How does the SC protect rights?

  1. JUDICIAL REVIEW
  • SC able to question the lawfulness of decisions made by public bodies, such as local councils, government departments, police forces or health authorities.
  • However, it’s limited by parliamentary sovereignty.
  • Al Rawi v Security Service (2010) – gov wanted to use ‘closed material procedure’, SC said it would undermine civil liberties, parliament passed Justice and Security Act (2010) to allow it.
  1. HRA
  • In 1998, the ECHR was incorporated into UK law by Blair gov, stating that all legislation, actions and decisions made by any decision makers had to conform to the convention.
  • This has meant citizens can assert their rights more forcefully.
  • In cases where human rights have been abused, it has resulted in important court cases with political significance.

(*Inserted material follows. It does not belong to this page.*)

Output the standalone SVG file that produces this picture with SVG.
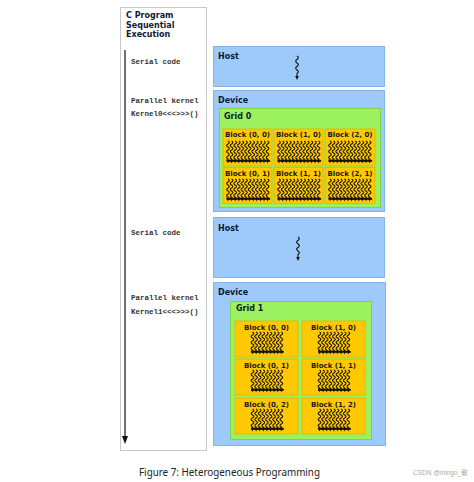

  • A and others v Secretary of State for the Home Department(2004) held that the indefinite detention of foreign prisoners in Belmarsh without trial under the Anti-terrorism Act (2001) was incompatible with ECHR.
  1. EU
  • The European Court of Human Rights that was set up by the Council of Europe allows citizens who believe they have had their rights abused by the government, and if they believe that the British Court has not interpreted the HRA correctly, the right to appeal to them.
  • If it finds the Convention has been broken it can reverse the decision in question. This is the highest appeal so a case can go no further.
  • There is however an exception, and that is that the ECHR cannot set aside any law made by the Westminster Parliament as this is not subject to the European Convention.